I moniti a Olanda e Giappone

Dei 36 gruppi segnalati, tutti sono basati in Cina, tranne uno, collocato in Giappone, controllato da un gruppo cinese. La disputa non riguarda solo Cina e Stati Uniti, ma ha dimensioni molto più ampie. Sia il Giappone che i Paesi Bassi stanno valutando controlli alle esportazioni verso la Cina su pressioni di Washington, destando irritazione a Pechino.

In questa chiave va letto il sottile monito del presidente cinese, Xi Jinping, al primo ministro olandese, Mark Rutte, a margine dello scorso vertice del G20 di Bali. “Il mondo è uno”, ha detto Xi, ed è “necessario contrastare la politicizzazione delle questioni economiche e commerciali e mantenere la stabilità delle catene industriali e di approvvigionamento globali”. Nel mirino c’è il produttore di attrezzature per i chip Asml, che ha recentemente mostrato una certa riluttanza a tagliare i legami commerciali con la Cina sotto la pressione degli Usa.

Di tono simile anche il richiamo alla stabilità delle catene industriali rivolto da Xi al primo ministro giapponese, Fumio Kishida, incontrato pochi giorni dopo a Bangkok, a margine del vertice Apec (Asia-Pacific Economic Cooperation).

La questione si aggiunge alle già profonde diatribe in corso tra Pechino e Tokyo (Taiwan e rivendicazioni territoriali nel Mare Cinese Orientale) alimentando un clima di diffidenza che i due Paesi cercheranno di gestire con l’arrivo a Pechino, previsto per fine mese, del ministro degli Esteri giapponese, Yoshimasa Haysashi.
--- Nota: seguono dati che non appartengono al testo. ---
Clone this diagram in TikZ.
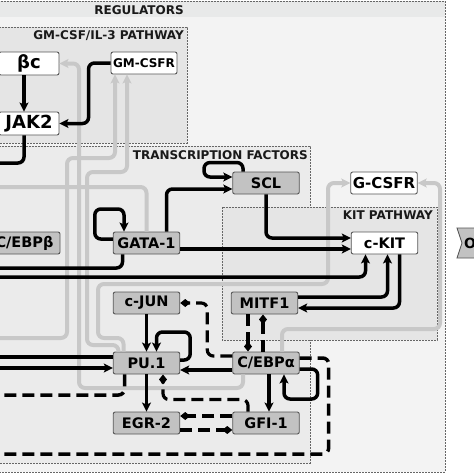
\documentclass[tikz,border=0pt]{standalone}
\usepackage{fontspec}
\setmainfont{DejaVu Sans}
\usetikzlibrary{arrows.meta}
\definecolor{regbg}{HTML}{F3F3F3}
\definecolor{reghead}{HTML}{E8E9E9}
\definecolor{boxbg}{HTML}{E5E5E5}
\definecolor{nodegray}{HTML}{C2C2C2}
\definecolor{linkgray}{HTML}{C8C8C8}
\definecolor{edge}{HTML}{555555}
\begin{document}
\begin{tikzpicture}[x=1pt,y=1pt,
    gene/.style={draw=edge,line width=0.9pt,fill=nodegray,rounded corners=2pt,
        minimum width=66.5pt,minimum height=22pt,inner sep=0pt,
        font=\fontsize{14.5}{14.5}\selectfont\bfseries},
    receptor/.style={gene,fill=white},
    region/.style={draw=black!60,dash pattern=on 2pt off 1pt,line width=0.8pt},
    title/.style={font=\fontsize{12}{12}\selectfont\bfseries,text=black!90,inner sep=0pt},
    act/.style={line width=3.5pt,rounded corners=6pt,-{Stealth[length=9pt,width=9pt,inset=2pt]}},
    link/.style={line width=3.5pt,rounded corners=6pt},
    inh/.style={line width=3.2pt,rounded corners=6pt,-{Diamond[length=10pt,width=8pt]}},
    weak/.style={dash pattern=on 12pt off 6pt},
    soft/.style={line width=4pt,draw=linkgray,rounded corners=6pt,
        -{Stealth[length=9pt,width=9pt,inset=2pt]}}
]
    \useasboundingbox (0,0) rectangle (474,-474);
    \clip (0,0) rectangle (474,-474);
    \fill[white] (0,0) rectangle (474,-474);

    \fill[regbg] (-10,-1) rectangle (445,-472);
    \fill[reghead] (-10,-1) rectangle (445,-17);
    \draw[region] (-10,-1) rectangle (445,-472);
    \filldraw[region,fill=boxbg] (-10,-27) rectangle (187,-143);
    \filldraw[region,fill=boxbg!60!regbg] (-10,-146) rectangle (310,-463);
    \filldraw[region,fill=boxbg] (222,-207) rectangle (437,-340);

    \node[title,anchor=base] (regtitle) at (139,-14) {REGULATORS};
    \node[title,anchor=base east] (gmtitle) at (184,-39) {GM-CSF/IL-3 PATHWAY};
    \node[title,anchor=base east] (tftitle) at (308,-159) {TRANSCRIPTION FACTORS};
    \node[title,anchor=base east] (kittitle) at (433,-219) {KIT PATHWAY};

    \node[receptor,minimum width=60pt,minimum height=23pt,font=\fontsize{18}{18}\selectfont\bfseries] (bc) at (29,-63.5) {βc};
    \node[receptor,minimum width=60pt,minimum height=23pt,font=\fontsize{18}{18}\selectfont\bfseries] (jak) at (29,-123.5) {JAK2};
    \node[receptor,minimum width=66pt,font=\fontsize{12}{12}\selectfont\bfseries] (gmcsfr) at (144,-63) {GM-CSFR};
    \node[gene] (scl) at (266,-183) {SCL};
    \node[receptor,font=\fontsize{15}{15}\selectfont\bfseries] (gcsfr) at (384,-183) {G-CSFR};
    \node[receptor] (ckit) at (384.5,-243) {c-KIT};
    \node[gene] (gata) at (146.5,-243) {GATA-1};
    \node[gene,minimum width=71pt] (cebpb) at (24.5,-243) {C/EBPβ};
    \node[gene] (cjun) at (146.5,-303) {c-JUN};
    \node[gene] (mitf) at (264.5,-303) {MITF1};
    \node[gene] (pu) at (146.5,-363) {PU.1};
    \node[gene] (cebpa) at (266,-363) {C/EBPα};
    \node[gene] (egr) at (146.5,-423) {EGR-2};
    \node[gene] (gfi) at (266,-423) {GFI-1};

    \draw[draw=edge,fill=nodegray,line width=0.9pt] (457,-228) -- (480,-228) -- (480,-258) -- (457,-258) -- (462,-243) -- cycle;
    \node[anchor=west,inner sep=0pt,font=\fontsize{14}{14}\selectfont\bfseries] (outtxt) at (464,-243) {O};

    \coordinate (w1) at (-10,-163);
    \coordinate (w2) at (-10,-268);
    \coordinate (w3) at (-10,-277);
    \coordinate (w4) at (-10,-357);
    \coordinate (w5) at (-10,-368);
    \coordinate (w6) at (-10,-395);
    \coordinate (w7) at (-10,-454);
    \coordinate (w8) at (-10,-338);
    \coordinate (w9) at (-10,-187);

    \draw[soft] ([xshift=-23pt]cebpa.south) |- (79,-388) |- (bc.east);
    \draw[soft] ([xshift=-23pt]pu.north) |- (98,-338) |- (328,-284) |- (gcsfr.west);
    \draw[soft] ([xshift=16pt]cebpa.north) |- (440,-329) |- (gcsfr.east);
    \draw[soft] ([xshift=-28pt]pu.north) |- (87,-345) |- (127,-172) -- ([xshift=-17pt]gmcsfr.south);
    \draw[soft] (w8) -| (67,-158) -| ([xshift=-29pt]gmcsfr.south);
    \draw[soft,-] (gata.north) |- (w9);

    \draw[act] ([xshift=-5pt]bc.south) -- ([xshift=-5pt]jak.north);
    \draw[act] (gmcsfr.west) -- ++(-22,0) |- (jak.east);
    \draw[link] ([xshift=-5pt]jak.south) |- (w1);
    \draw[act] ([xshift=-23pt]scl.north) -- ++(0,9) -- ++(-39,0) |- ([yshift=6pt]scl.west);
    \draw[act] ([xshift=20pt]gata.north) |- ([yshift=-6pt]scl.west);
    \draw[act] ([yshift=4pt]gata.west) -- ++(-18,0) -- ++(0,30) -| ([xshift=-22.5pt]gata.north);
    \draw[act] ([yshift=-6pt]gata.east) -- ([yshift=-6pt]ckit.west);
    \draw[act] (scl.south) |- ([yshift=5pt]ckit.west);
    \draw[link] ([xshift=-24pt]gata.south) |- (w2);
    \draw[act] (w3) -| ([xshift=-19pt]ckit.south);
    \draw[act] ([yshift=6pt]mitf.east) -| ([xshift=3pt]ckit.south);
    \draw[act] ([xshift=15pt]ckit.south) |- ([yshift=-5pt]mitf.east);
    \draw[act] (cjun.south) -- (pu.north);
    \draw[act] ([yshift=3pt]pu.east) -- ++(10,0) -- ++(0,28) -| ([xshift=10pt]pu.north);
    \draw[link] ([yshift=6pt]pu.west) -- (w4);
    \draw[act] (w5) -- ([yshift=-5pt]pu.west);
    \draw[act] ([yshift=-7pt]cebpa.west) -- ([yshift=-7pt]pu.east);
    \draw[act] (pu.south) -- (egr.north);
    \draw[act] ([xshift=3pt]cebpa.south) -- ([xshift=3pt]gfi.north);
    \draw[act] ([yshift=-6pt]cebpa.east) -- ++(18,0) -- ++(0,-30) -| ([xshift=18pt]cebpa.south);
    \draw[link,weak] ([yshift=5pt]cebpa.east) -- ++(29,0) |- (w7);
    \draw[link,weak] ([xshift=-22pt]pu.south) |- (w6);
    \draw[inh,weak] ([xshift=-18pt]gfi.north) -- ++(0,12) -| ([xshift=16.5pt]pu.south);
    \draw[inh,weak] ([yshift=7pt]gfi.west) -- ([yshift=7pt]egr.east);
    \draw[inh,weak] ([yshift=-7pt]egr.east) -- ([yshift=-7pt]gfi.west);
    \draw[inh,weak] ([xshift=-16.5pt]mitf.south) -- ([xshift=-16.5pt]mitf.south |- cebpa.north);
    \draw[inh,weak] ([xshift=-3pt]cebpa.north) -- ([xshift=-3pt]cebpa.north |- mitf.south);
    \draw[inh,weak] ([yshift=7pt]cebpa.west) -- ++(-25,0) |- (cjun.east);
\end{tikzpicture}
\end{document}
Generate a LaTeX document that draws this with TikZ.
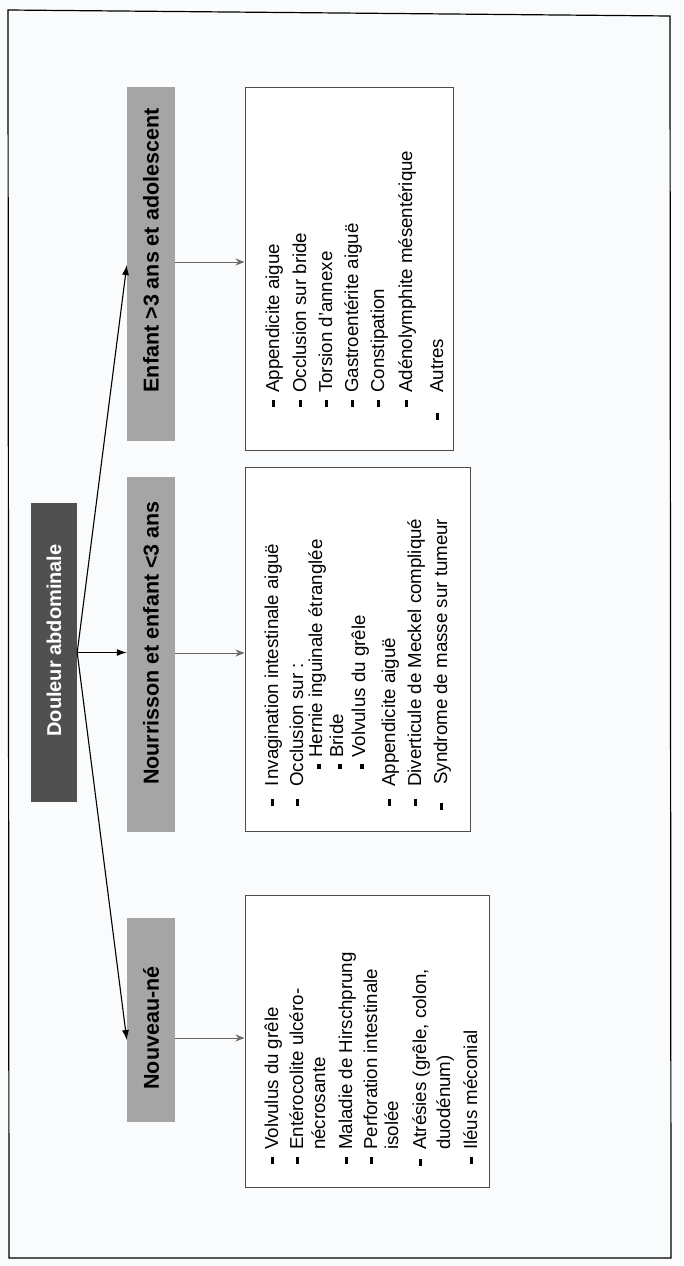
\documentclass[tikz,border=0pt]{standalone}
\usepackage{fontspec}
\setmainfont{Liberation Sans}
\usetikzlibrary{arrows.meta}
\definecolor{rootgray}{HTML}{505050}
\definecolor{catgray}{HTML}{A5A5A5}
\definecolor{bgcol}{HTML}{F9FBFC}
\newcommand{\mybul}[2]{\fill ({#1-7},{#2-3.5}) rectangle ({#1-4},{#2+3.5});}
\newcommand{\mysub}[2]{\fill ({#1-5.5},{#2-2.5}) rectangle ({#1-1.5},{#2+2.5});}
\begin{document}
\begin{tikzpicture}[x=1pt,y=-1pt,
  itm/.style={rotate=90,anchor=base west,inner sep=0pt,font=\fontsize{18.7}{22}\selectfont},
  rootbox/.style={fill=rootgray,text=white,inner sep=0pt,font=\bfseries\fontsize{20}{24}\selectfont},
  catbox/.style={fill=catgray,inner sep=0pt,minimum width=48pt,font=\bfseries\fontsize{21.5}{26}\selectfont},
  listbox/.style={draw=black!70,line width=1pt,fill=white,inner sep=0pt},
  arr/.style={draw=black,line width=1.1pt,-{Latex[length=10pt,width=7pt]}},
  arrg/.style={draw=black!60,line width=1pt,-{Stealth[length=9pt,width=7pt,fill=black!45]}}]
\useasboundingbox[fill=bgcol] (0,0) rectangle (683,1266);
% outer frame
\draw[line width=1.2pt] (8,10) -- (670,16) -- (671,1258) -- (9,1258) -- cycle;

% root
\node[rootbox,minimum width=46pt,minimum height=299pt] (R) at (54,652.5)
  {\rotatebox{90}{\hspace*{24pt}Douleur abdominale}};

% categories
\node[catbox,minimum height=354pt] (C3) at (151,264)
  {\rotatebox{90}{\hspace*{27pt}Enfant >3 ans et adolescent}};
\node[catbox,minimum height=355pt] (C2) at (151,654.5)
  {\rotatebox{90}{\hspace*{23pt}Nourrisson et enfant <3 ans}};
\node[catbox,minimum height=204pt] (C1) at (151,1020)
  {\rotatebox{90}{Nouveau-né\hspace*{16pt}}};

% list boxes
\node[listbox,minimum width=208pt,minimum height=363pt] (L3) at (349,268.5) {};
\node[listbox,minimum width=225pt,minimum height=364pt] (L2) at (357.5,649) {};
\node[listbox,minimum width=244pt,minimum height=292pt] (L1) at (367,1041) {};

% connectors from root
\coordinate (T3) at (125,265);
\coordinate (T1) at (125,1040);
\draw[arr] (R.east) -- (C3.west |- T3);
\draw[arr] (R.east) -- (C2.west |- R.east);
\draw[arr] (R.east) -- (C1.west |- T1);

% connectors to lists
\coordinate (A3) at (0,262);
\coordinate (A2) at (0,653);
\coordinate (A1) at (0,1038);
\draw[arrg] (C3.east |- A3) -- (L3.west |- A3);
\draw[arrg] (C2.east |- A2) -- (L2.west |- A2);
\draw[arrg] (C1.east |- A1) -- (L1.west |- A1);

% Enfant list
\node[itm] (e1) at (279,393) {Appendicite aigue};
\node[itm] (e2) at (306,393) {Occlusion sur bride};
\node[itm] (e3) at (332,393) {Torsion d'annexe};
\node[itm] (e4) at (358,393) {Gastroentérite aiguë};
\node[itm] (e5) at (384,393) {Constipation};
\node[itm] (e6) at (412,393) {Adénolymphite mésentérique};
\node[itm] (e7) at (443,393) {Autres};
\mybul{279}{403}\mybul{306}{403}\mybul{332}{403}\mybul{358}{403}
\mybul{384}{403}\mybul{412}{403}\mybul{443}{416}

% Nourrisson list
\node[itm] (n1) at (278,787) {I\kern2pt nvagination intestinale aiguë};
\node[itm] (n2) at (303,787) {Occlusion sur :};
\node[itm] (n3) at (322,758) {Hernie inguinale étranglée};
\node[itm] (n4) at (343,758) {Bride};
\node[itm] (n5) at (365,758) {Volvulus du grêle};
\node[itm] (n6) at (395,787) {Appendicite aiguë};
\node[itm] (n7) at (421,787) {Diverticule de Meckel compliqué};
\node[itm] (n8) at (447,785) {Syndrome de masse sur tumeur};
\mybul{278}{802}\mybul{303}{802}\mybul{395}{802}\mybul{421}{802}\mybul{447}{806}
\mysub{322}{766}\mysub{343}{766}\mysub{365}{766}

% Nouveau-ne list
\node[itm] (b1) at (278,1150) {Volvulus du grêle};
\node[itm] (b2) at (303,1150) {Entérocolite ulcéro-};
\node[itm] (b3) at (325,1150) {nécrosante};
\node[itm] (b4) at (352,1150) {Maladie de Hirschprung};
\node[itm] (b5) at (377,1150) {Perforation intestinale};
\node[itm] (b6) at (398,1150) {isolée};
\node[itm] (b7) at (426,1150) {Atrésies (grêle, colon,};
\node[itm] (b8) at (450,1150) {duodénum)};
\node[itm] (b9) at (477,1150) {Iléus méconial};
\mybul{278}{1160}\mybul{303}{1160}\mybul{352}{1160}\mybul{377}{1160}
\mybul{426}{1162}\mybul{477}{1160}
\end{tikzpicture}
\end{document}
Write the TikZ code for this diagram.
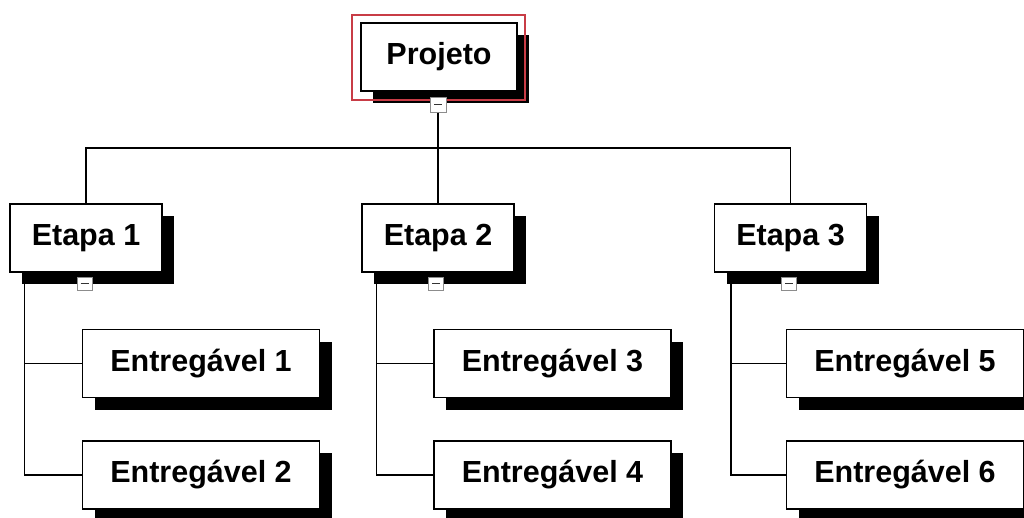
\documentclass[tikz,border=0pt]{standalone}
\usepackage{fontspec}
\setmainfont{Liberation Sans}
\usetikzlibrary{shadows}
\definecolor{framered}{RGB}{200,60,70}
\begin{document}
\begin{tikzpicture}[x=1pt,y=-1pt,
  wbsbox/.style={draw=black,line width=1.4pt,fill=white,inner sep=0pt,
    font=\fontsize{30.5}{36}\selectfont\bfseries,
    drop shadow={shadow xshift=12pt,shadow yshift=-12pt,fill=black,opacity=1}},
  topbox/.style={wbsbox,minimum width=156pt,minimum height=68pt},
  stagebox/.style={wbsbox,minimum width=152pt,minimum height=68pt},
  delbox/.style={wbsbox,minimum width=237pt,minimum height=68pt},
  collapse/.style={draw=black!45,fill=white,line width=1pt,inner sep=0pt,
    minimum width=15pt,minimum height=13pt,
    path picture={\draw[black!80,line width=1.7pt]
      ([xshift=-4pt]path picture bounding box.center) --
      ([xshift=4pt]path picture bounding box.center);}},
  conn/.style={draw=black,line width=1.4pt}]
\useasboundingbox (0,0) rectangle (1024,517);
\fill[white] (0,0) rectangle (1024,517);

% top
\node[topbox] (p) at (439,57) {Projeto};
\draw[framered,line width=1.1pt] (352,15) rectangle (525,100);
\node[collapse,minimum width=16pt,minimum height=15pt] (pc) at (438,104.5) {};

% stages
\node[stagebox] (e1) at (86,238) {Etapa 1};
\node[stagebox] (e2) at (438,238) {Etapa 2};
\node[stagebox] (e3) at (790.5,238) {Etapa 3};
\node[collapse] (c1) at (84.5,283.5) {};
\node[collapse] (c2) at (436,283.5) {};
\node[collapse] (c3) at (789,283.5) {};

% deliverables
\node[delbox] (d1) at (201,363.5) {Entregável 1};
\node[delbox] (d2) at (201,475) {Entregável 2};
\node[delbox] (d3) at (552.5,363.5) {Entregável 3};
\node[delbox] (d4) at (552.5,475) {Entregável 4};
\node[delbox] (d5) at (905,363.5) {Entregável 5};
\node[delbox] (d6) at (905,475) {Entregável 6};

% connectors
\coordinate (bus) at (0,148);
\draw[conn] (pc.south) -- (pc.south |- bus);
\draw[conn] (e2.north) -- (e2.north |- bus);
\draw[conn] (e1.north) -- (e1.north |- bus) -- (e3.north |- bus) -- (e3.north);

\coordinate (g1) at ([xshift=15pt]e1.south west);
\coordinate (g2) at ([xshift=15pt]e2.south west);
\coordinate (g3) at ([xshift=17pt]e3.south west);
\draw[conn] (g1) |- (d1.west);
\draw[conn] (g1) |- (d2.west);
\draw[conn] (g2) |- (d3.west);
\draw[conn] (g2) |- (d4.west);
\draw[conn] (g3) |- (d5.west);
\draw[conn] (g3) |- (d6.west);
\end{tikzpicture}
\end{document}
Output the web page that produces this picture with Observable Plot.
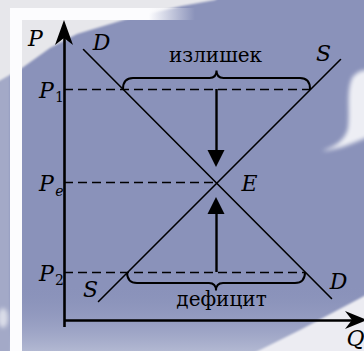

Nella competizione con gli Usa sui chip, la Cina punta sull’autosufficienza, ma allo stesso tempo intende “espandere attivamente l’importazione di tecnologia avanzata e attrezzature importanti”, come si sottolinea in un passaggio della Conferenza Centrale del Lavoro Economico che si e’ tenuta nei giorni scorsi a Pechino per stendere le linee da seguire in economia nel 2023.

Il nodo di Taiwan

Per la Cina, gli Stati Uniti devono “smettere di abusare del concetto di sicurezza nazionale e prendere di mira specifiche aziende cinesi con misure discriminatorie e ingiuste”, ha dichiarato questa settimana il portavoce del ministero degli Esteri, Wang Wenbin, che non si è rallegrato all’anticipazione della notizia, confermata ieri, dell’eliminazione di 25 aziende cinesi dalla Unverified List di Washington. La disputa non poteva escludere Taiwan, uno dei maggiori produttori di semiconduttori al mondo con il gigante Tsmc.

I rapporti tra Washington e Taipei sono ai livelli più alti da decenni, e irritano profondamente Pechino che esercita pressioni economiche, diplomatiche e militari sull’isola. Ad agosto scorso, poche settimane dopo la visita della speaker della Camera dei Rappresentanti Usa, Nancy Pelosi, a cui Pechino ha reagito con sette giorni di imponenti esercitazioni militari nello Stretto, la presidente di Taiwan, Tsai Ing-wen ha aperto in maniera chiara alla cooperazione con gli Usa.

“Sono felice di vedere aziende di Taiwan che vogliono investire nell’industria dei semiconduttori statunitense. Siamo impazienti di rafforzare la cooperazione con gli Stati Uniti nel campo dei semiconduttori e in altri settori dell’alta tecnologia e di rispondere insieme alle sfide economiche dell’era post-pandemica”, ha detto Tsai durante l’incontro a Taipei con la senatrice repubblicana Marsha Blackburn, in una delle sue dichiarazioni più nette sul tema della cooperazione tecnologica con gli Stati Uniti.

La Cina rimane un cliente troppo grande per essere sostituito in tempi brevi, ma alle parole di Tsai sono seguiti i primi fatti: il fondatore di Tsmc (Taiwan Semiconductor Manufacturing Company) Morris Chang ha annunciato il 6 dicembre scorso, insieme allo stesso presidente Usa, Joe Biden, l’apertura di un secondo impianto produttivo in Arizona, che porterà gli investimenti della multinazionale taiwanese nello stato americano da 12 a 40 miliardi di dollari.